WHAT THIS TASK INVOLVES. Starting with the first line of the data below, copy each line up to and including the one containing "import matplotlib.transforms as mtransforms". Pictures stay out.

---- EXERCISE DATA

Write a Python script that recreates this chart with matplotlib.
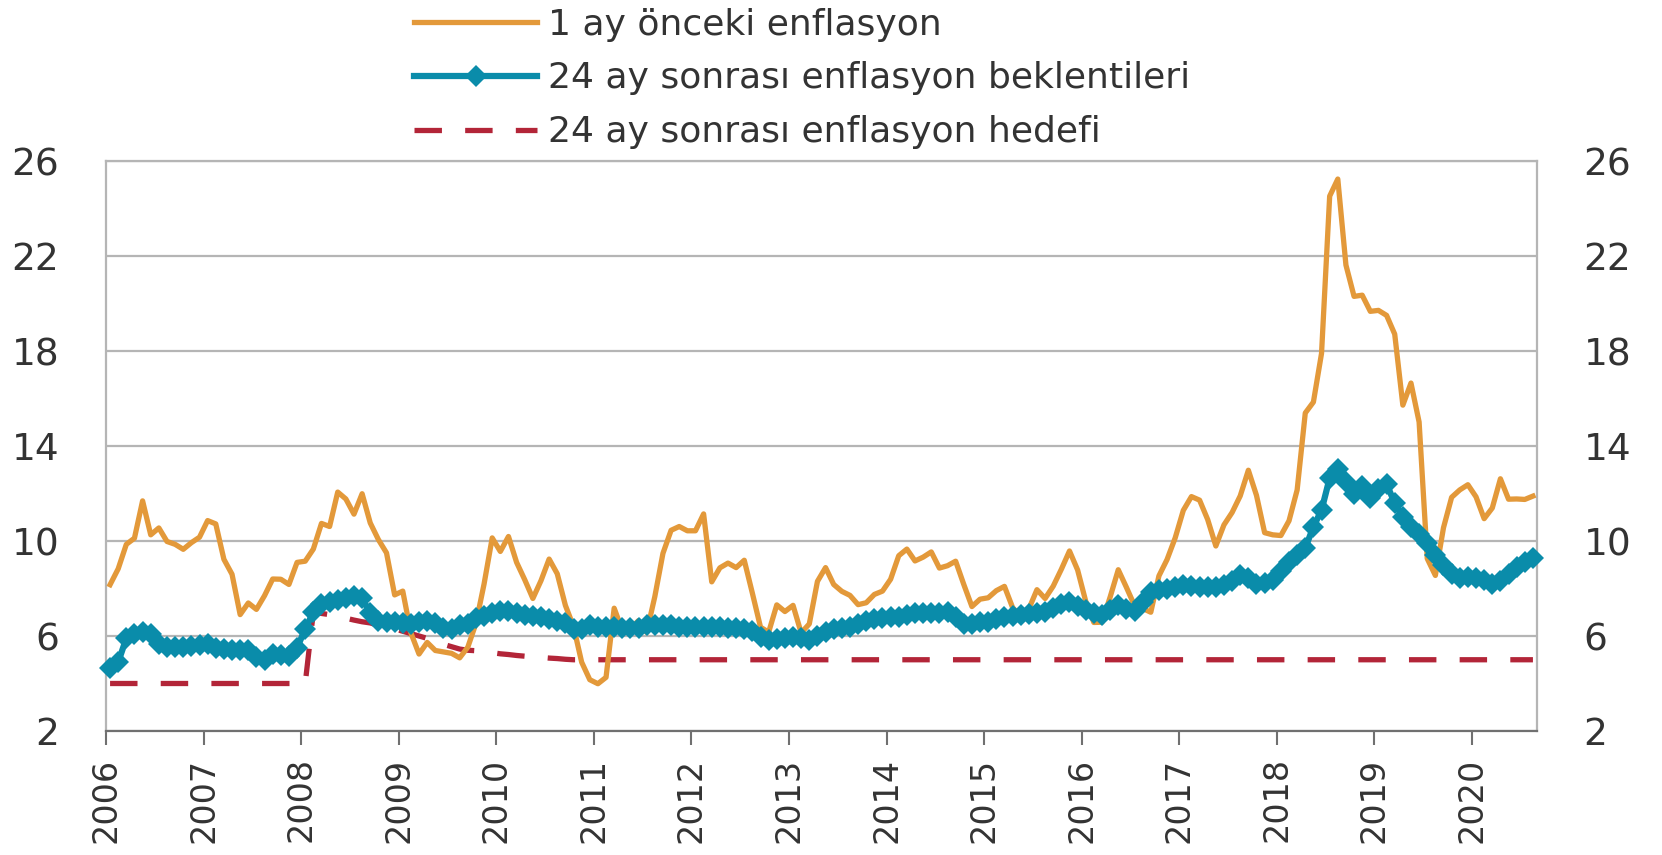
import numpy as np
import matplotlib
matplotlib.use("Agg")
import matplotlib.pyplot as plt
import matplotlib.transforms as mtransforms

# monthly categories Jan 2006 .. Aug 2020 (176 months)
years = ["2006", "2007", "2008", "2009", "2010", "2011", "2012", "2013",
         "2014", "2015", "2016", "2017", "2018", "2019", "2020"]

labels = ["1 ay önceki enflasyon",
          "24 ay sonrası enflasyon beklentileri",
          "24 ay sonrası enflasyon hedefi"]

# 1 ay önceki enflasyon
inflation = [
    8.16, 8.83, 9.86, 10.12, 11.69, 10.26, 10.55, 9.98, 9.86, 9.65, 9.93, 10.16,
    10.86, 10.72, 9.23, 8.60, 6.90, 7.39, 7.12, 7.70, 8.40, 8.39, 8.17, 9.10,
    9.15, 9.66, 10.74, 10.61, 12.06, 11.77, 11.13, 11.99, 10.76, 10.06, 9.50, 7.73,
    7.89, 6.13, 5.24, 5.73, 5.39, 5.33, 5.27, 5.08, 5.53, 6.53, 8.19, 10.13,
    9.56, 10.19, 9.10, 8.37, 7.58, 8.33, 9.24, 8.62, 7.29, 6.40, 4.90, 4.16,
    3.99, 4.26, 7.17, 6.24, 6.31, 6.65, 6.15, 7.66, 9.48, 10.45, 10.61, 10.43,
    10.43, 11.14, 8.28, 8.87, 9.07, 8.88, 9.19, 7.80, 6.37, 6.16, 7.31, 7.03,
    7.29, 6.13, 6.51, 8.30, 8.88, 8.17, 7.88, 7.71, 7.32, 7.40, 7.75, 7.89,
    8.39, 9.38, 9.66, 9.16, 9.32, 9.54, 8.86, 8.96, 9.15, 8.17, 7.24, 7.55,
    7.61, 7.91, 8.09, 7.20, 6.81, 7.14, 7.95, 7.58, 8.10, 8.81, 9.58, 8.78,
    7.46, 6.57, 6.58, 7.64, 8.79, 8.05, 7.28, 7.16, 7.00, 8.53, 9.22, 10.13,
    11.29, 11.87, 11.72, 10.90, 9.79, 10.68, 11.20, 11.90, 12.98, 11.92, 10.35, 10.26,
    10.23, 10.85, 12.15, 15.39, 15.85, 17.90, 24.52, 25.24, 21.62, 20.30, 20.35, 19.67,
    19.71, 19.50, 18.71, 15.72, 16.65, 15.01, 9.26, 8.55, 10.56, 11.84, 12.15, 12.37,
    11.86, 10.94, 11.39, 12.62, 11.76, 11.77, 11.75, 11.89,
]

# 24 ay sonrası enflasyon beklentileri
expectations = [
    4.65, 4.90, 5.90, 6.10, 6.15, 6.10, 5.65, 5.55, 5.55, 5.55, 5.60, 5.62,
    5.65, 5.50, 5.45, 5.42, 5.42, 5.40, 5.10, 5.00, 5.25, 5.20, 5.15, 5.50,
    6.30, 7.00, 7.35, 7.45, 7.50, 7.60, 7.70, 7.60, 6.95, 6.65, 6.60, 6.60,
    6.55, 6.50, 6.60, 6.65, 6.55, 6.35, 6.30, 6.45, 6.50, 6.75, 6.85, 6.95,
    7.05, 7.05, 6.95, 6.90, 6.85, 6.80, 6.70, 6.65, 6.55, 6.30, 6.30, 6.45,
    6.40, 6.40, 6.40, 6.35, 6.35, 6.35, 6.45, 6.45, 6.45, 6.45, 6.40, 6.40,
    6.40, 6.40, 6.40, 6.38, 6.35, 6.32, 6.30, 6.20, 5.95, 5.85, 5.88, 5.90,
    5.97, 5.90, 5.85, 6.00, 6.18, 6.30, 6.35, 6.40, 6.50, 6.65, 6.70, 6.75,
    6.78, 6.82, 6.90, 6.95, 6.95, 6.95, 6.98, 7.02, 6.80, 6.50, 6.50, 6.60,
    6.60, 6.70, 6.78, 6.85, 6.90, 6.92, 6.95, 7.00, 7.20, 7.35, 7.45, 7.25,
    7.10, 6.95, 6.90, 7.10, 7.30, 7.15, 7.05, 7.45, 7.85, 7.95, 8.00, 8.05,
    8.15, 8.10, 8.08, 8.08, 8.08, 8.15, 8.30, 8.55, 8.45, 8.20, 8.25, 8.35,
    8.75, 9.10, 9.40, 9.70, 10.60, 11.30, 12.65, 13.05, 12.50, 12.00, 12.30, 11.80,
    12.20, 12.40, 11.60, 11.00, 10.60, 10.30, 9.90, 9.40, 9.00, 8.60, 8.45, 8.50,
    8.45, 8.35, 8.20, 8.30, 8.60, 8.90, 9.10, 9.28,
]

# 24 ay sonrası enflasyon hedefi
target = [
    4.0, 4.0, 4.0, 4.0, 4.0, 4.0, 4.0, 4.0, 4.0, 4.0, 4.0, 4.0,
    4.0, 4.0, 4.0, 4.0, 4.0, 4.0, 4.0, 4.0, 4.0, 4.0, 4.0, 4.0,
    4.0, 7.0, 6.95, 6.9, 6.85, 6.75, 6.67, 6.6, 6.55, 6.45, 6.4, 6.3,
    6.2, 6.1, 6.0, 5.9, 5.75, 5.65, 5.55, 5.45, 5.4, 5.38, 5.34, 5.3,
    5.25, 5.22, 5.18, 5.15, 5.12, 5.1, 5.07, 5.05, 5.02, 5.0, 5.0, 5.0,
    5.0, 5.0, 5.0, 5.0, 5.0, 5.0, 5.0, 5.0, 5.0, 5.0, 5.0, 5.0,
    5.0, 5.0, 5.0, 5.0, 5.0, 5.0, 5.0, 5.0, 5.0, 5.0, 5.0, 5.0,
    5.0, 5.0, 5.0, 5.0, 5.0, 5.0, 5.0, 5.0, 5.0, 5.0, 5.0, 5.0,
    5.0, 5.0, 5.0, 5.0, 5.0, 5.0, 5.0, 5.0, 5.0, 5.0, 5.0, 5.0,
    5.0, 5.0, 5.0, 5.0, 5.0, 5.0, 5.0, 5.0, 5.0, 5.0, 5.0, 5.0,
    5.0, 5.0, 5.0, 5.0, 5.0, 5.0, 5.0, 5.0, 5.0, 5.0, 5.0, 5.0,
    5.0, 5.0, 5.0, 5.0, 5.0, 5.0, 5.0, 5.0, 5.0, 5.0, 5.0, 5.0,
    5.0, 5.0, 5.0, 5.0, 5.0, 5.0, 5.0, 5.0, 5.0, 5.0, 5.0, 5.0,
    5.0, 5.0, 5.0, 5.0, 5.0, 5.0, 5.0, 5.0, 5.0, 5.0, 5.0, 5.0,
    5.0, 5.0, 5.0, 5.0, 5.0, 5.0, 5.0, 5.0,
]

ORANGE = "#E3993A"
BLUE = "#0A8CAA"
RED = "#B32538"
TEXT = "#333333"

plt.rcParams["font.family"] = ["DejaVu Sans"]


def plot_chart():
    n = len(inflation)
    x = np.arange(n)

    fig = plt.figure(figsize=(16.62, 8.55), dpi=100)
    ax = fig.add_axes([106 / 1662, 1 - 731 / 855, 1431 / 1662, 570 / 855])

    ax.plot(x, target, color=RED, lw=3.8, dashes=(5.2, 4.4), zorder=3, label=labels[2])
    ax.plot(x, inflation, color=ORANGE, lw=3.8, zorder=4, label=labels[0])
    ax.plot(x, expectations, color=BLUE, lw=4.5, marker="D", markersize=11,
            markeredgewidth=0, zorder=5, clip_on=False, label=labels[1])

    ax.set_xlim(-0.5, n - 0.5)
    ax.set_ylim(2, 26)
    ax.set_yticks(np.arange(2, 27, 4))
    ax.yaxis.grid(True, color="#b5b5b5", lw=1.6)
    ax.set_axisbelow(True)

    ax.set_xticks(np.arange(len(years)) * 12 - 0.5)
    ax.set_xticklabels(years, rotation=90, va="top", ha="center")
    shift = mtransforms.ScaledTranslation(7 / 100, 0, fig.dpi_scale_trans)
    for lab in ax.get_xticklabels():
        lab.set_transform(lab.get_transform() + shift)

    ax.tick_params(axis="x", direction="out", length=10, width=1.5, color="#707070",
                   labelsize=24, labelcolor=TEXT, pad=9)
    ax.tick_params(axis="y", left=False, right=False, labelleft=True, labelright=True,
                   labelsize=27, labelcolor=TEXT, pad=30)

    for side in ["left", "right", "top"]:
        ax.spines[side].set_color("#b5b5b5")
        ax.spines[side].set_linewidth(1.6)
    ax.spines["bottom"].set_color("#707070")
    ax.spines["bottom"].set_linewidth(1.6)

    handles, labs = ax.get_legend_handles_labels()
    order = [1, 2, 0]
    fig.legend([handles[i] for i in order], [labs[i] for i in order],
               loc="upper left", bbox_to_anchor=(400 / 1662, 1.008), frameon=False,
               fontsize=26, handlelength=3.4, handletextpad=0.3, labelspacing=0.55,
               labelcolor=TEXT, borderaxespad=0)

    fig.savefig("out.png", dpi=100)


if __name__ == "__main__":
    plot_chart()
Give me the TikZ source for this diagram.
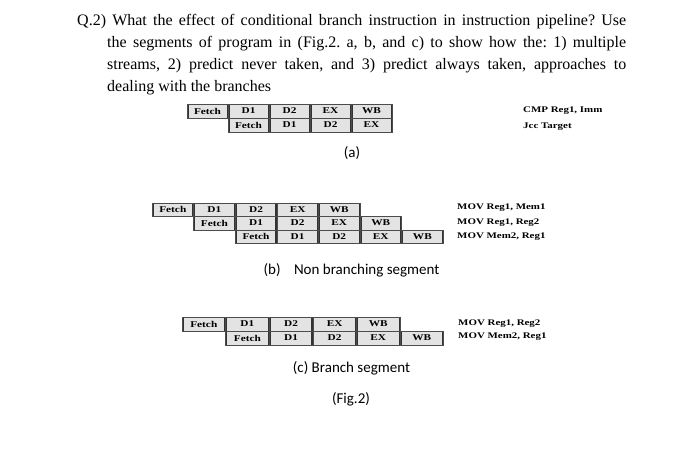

--------

CORRECT RESPONSE.
Write a Python script that recreates this chart with matplotlib.
import numpy as np
import matplotlib
matplotlib.use("Agg")
import matplotlib.pyplot as plt
import matplotlib.transforms as mtransforms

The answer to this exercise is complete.